Comprehensive Analysis
A quick health check of Stewart Information Services reveals a company on solid ground. It is currently profitable, with net income growing to $44.26 million in the most recent quarter from $31.92 million in the prior one. More importantly, the company is generating substantial real cash, with operating cash flow (CFO) of $92.65 million significantly outpacing its accounting profit. The balance sheet appears safe from a debt perspective, with a low debt-to-equity ratio of 0.39 and over $180 million in cash. There are no immediate signs of financial stress; in fact, key metrics like margins and cash flow have shown positive momentum in the last two quarters, suggesting the company is navigating the current environment effectively.
The income statement highlights a trend of strengthening profitability. After posting $2.49 billion in revenue for the last full fiscal year, the company has seen sequential growth in the last two quarters, reaching $796.92 million in the most recent period. The operating margin has expanded meaningfully from 5.37% in the last fiscal year to 8.29% in the latest quarter. This improvement is a crucial signal for investors, as it indicates the company has strong pricing power or excellent cost control. As business activity in the real estate sector has picked up, Stewart has been able to convert more of that revenue into actual profit, a sign of operational efficiency.
A key test for any company is whether its reported profits are backed by actual cash, and Stewart passes this test comfortably. In the latest quarter, cash from operations was $92.65 million, more than double its net income of $44.26 million. This strong cash conversion is a sign of high-quality earnings. The difference is partly explained by changes in working capital, such as a $26.63 million increase in accounts payable, meaning the company held onto its cash a bit longer before paying its own bills. Free cash flow (FCF), which is the cash left over after funding operations and capital expenditures, was also robust at $73.56 million, providing ample flexibility for dividends and investments.
From a resilience standpoint, Stewart’s balance sheet appears safe. The company has a healthy liquidity position, with a current ratio of 1.6, indicating it has $1.60 in short-term assets for every $1 of short-term liabilities. Leverage is managed conservatively, with total debt of $571.11 million against over $1.48 billion in shareholder equity, resulting in a low debt-to-equity ratio of 0.39. This low leverage means the company is not overly burdened by debt payments and can better withstand economic shocks. The one significant risk on the balance sheet is the high amount of goodwill, at $1.12 billion, which represents a large portion of the company's equity. While not a cash issue, a future write-down of this goodwill could negatively impact reported book value.
The company's cash flow engine appears to be running well, though it is inherently tied to the cycles of the real estate market. The trend in operating cash flow is positive, growing from $53.43 million to $92.65 million over the past two quarters. Capital expenditures are relatively low, suggesting that the business is not capital-intensive and that most spending is for maintaining current operations rather than large-scale expansion. The resulting free cash flow is being used in a balanced way: funding dividends to shareholders ($14.71 million in Q3), making small acquisitions ($30.03 million in Q3), and building its cash position. This suggests a dependable, if cyclical, cash-generating model.

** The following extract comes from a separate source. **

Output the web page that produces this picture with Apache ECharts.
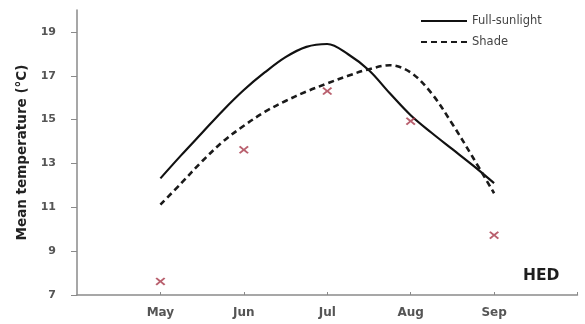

Stewart is committed to returning capital to shareholders, primarily through a consistent dividend. The dividend was recently increased and is well-covered by cash flows. The company's annual FCF of $95.14 million comfortably exceeds its total dividend payments, and the 56.96% payout ratio based on earnings is sustainable. This makes the dividend appear secure for the time being. On the other hand, the number of shares outstanding has been slowly increasing, from 27.76 million to 28.02 million over the last three quarters. This causes minor dilution for existing shareholders, as the profit pie is being split among more shares, but it is not significant enough to be a major concern. Overall, the company's capital allocation strategy seems prudent, balancing shareholder returns with investments for growth without taking on excessive debt.

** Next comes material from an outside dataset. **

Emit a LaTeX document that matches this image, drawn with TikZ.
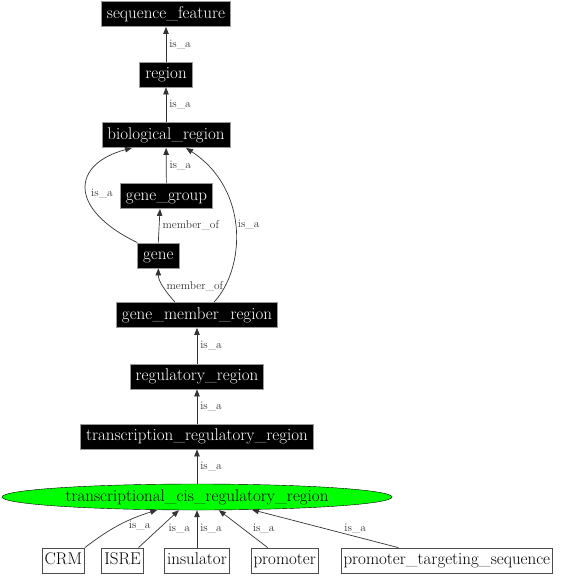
\documentclass[tikz,border=0pt]{standalone}
\usepackage{tikz}
\usetikzlibrary{arrows.meta, shapes.geometric}

\newcommand{\termfont}{\fontsize{17}{20}\selectfont}
\newcommand{\relfont}{\fontsize{11.4}{13}\selectfont}

\begin{document}
\begin{tikzpicture}[
  x=1pt, y=-1pt,
  term/.style={draw=black!40, line width=0.8pt, fill=black, text=white,
               font=\termfont, minimum height=25pt, inner xsep=5.5pt,
               inner ysep=0pt, text height=11.8pt, text depth=3.6pt},
  leaf/.style={draw=black!70, line width=0.8pt, fill=white,
               font=\termfont, minimum height=25pt, inner xsep=2.5pt,
               inner ysep=0pt, text height=11.8pt, text depth=3.6pt},
  focus/.style={draw, ellipse, fill=green, font=\termfont,
                minimum width=390pt, minimum height=26pt, inner sep=0pt},
  rel/.style={font=\relfont, inner sep=0pt, anchor=west},
  isa/.style={-{Triangle[length=7pt, width=5.5pt]}, black!80, line width=0.7pt}
]
\useasboundingbox (0,0) rectangle (561,576);
% terms of the ontology
\node[term] (sf) at (166,14) {sequence\_feature};
\node[term] (reg) at (166,74.5) {region};
\node[term] (bio) at (166,135) {biological\_region};
\node[term] (gg) at (166.5,196) {gene\_group};
\node[term] (gene) at (158.3,255.5) {gene};
\node[term] (gmr) at (197,315) {gene\_member\_region};
\node[term] (rr) at (197,376.5) {regulatory\_region};
\node[term] (trr) at (197,436.5) {transcription\_regulatory\_region};
% the focus term
\node[focus] (tcr) at (197,497) {transcriptional\_cis\_regulatory\_region};
% its children
\node[leaf] (crm) at (63.3,560.5) {CRM};
\node[leaf] (isre) at (122.5,560.5) {ISRE};
\node[leaf] (ins) at (197,560.5) {insulator};
\node[leaf] (prom) at (284.7,560.5) {promoter};
\node[leaf] (pts) at (446.8,560.5) {promoter\_targeting\_sequence};
% the spine
\draw[isa] (reg) -- (sf) node[rel, midway, xshift=3pt] {is\_a};
\draw[isa] (bio) -- (reg) node[rel, midway, xshift=3pt] {is\_a};
\draw[isa] (gg) -- (bio) node[rel, midway, xshift=3pt] {is\_a};
\draw[isa] (gene.north) -- ([xshift=-6.5pt]gg.south)
  node[rel, midway, xshift=3pt] {member\_of};
\draw[isa] (gene.north west) .. controls +(-70,-34) and +(-60,16) ..
  ([xshift=-34pt]bio.south) node[rel, pos=0.5, xshift=5pt, yshift=-5pt] {is\_a};
\draw[isa] ([xshift=-22pt]gmr.north) .. controls +(-9,-10) and +(0,13) ..
  (gene.south) node[rel, pos=0.45, xshift=2pt, yshift=2pt] {member\_of};
\draw[isa] ([xshift=17pt]gmr.north) .. controls +(31,-33) and +(64,42) ..
  ([xshift=20pt]bio.south) node[rel, pos=0.5, xshift=2pt, yshift=4pt] {is\_a};
\draw[isa] (rr) -- (gmr) node[rel, midway, xshift=3pt] {is\_a};
\draw[isa] (trr) -- (rr) node[rel, midway, xshift=3pt] {is\_a};
\draw[isa] (tcr) -- (trr) node[rel, midway, xshift=3pt] {is\_a};
% children of the focus term
\draw[isa] (crm.north east) to[bend left=10]
  node[rel, pos=0.5, xshift=9.5pt] {is\_a} (tcr.198.3);
\draw[isa] ([xshift=16pt]isre.north) --
  node[rel, pos=0.5, xshift=9.5pt] {is\_a} (tcr.216.7);
\draw[isa] (ins) -- node[rel, pos=0.5, xshift=3pt] {is\_a} (tcr);
\draw[isa] ([xshift=-17pt]prom.north) --
  node[rel, pos=0.5, xshift=9.5pt] {is\_a} (tcr.329.1);
\draw[isa] ([xshift=-48.5pt]pts.north) --
  node[rel, pos=0.5, xshift=19pt] {is\_a} (tcr.347.6);
\end{tikzpicture}
\end{document}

In summary, Stewart's key financial strengths are its robust cash flow generation, with CFO ($92.65 million) significantly exceeding net income, its recently expanding operating margins (up to 8.29%), and its conservative balance sheet with a low 0.39 debt-to-equity ratio. The primary red flags are the balance sheet's heavy reliance on intangible assets, with goodwill making up 75% of equity, and the business's inherent sensitivity to interest rates and the health of the real estate market. Overall, the company's financial foundation looks stable today, supported by strong operational performance and prudent capital management, but investors should be aware of the significant non-cash balance sheet risk and the external economic factors that drive its business.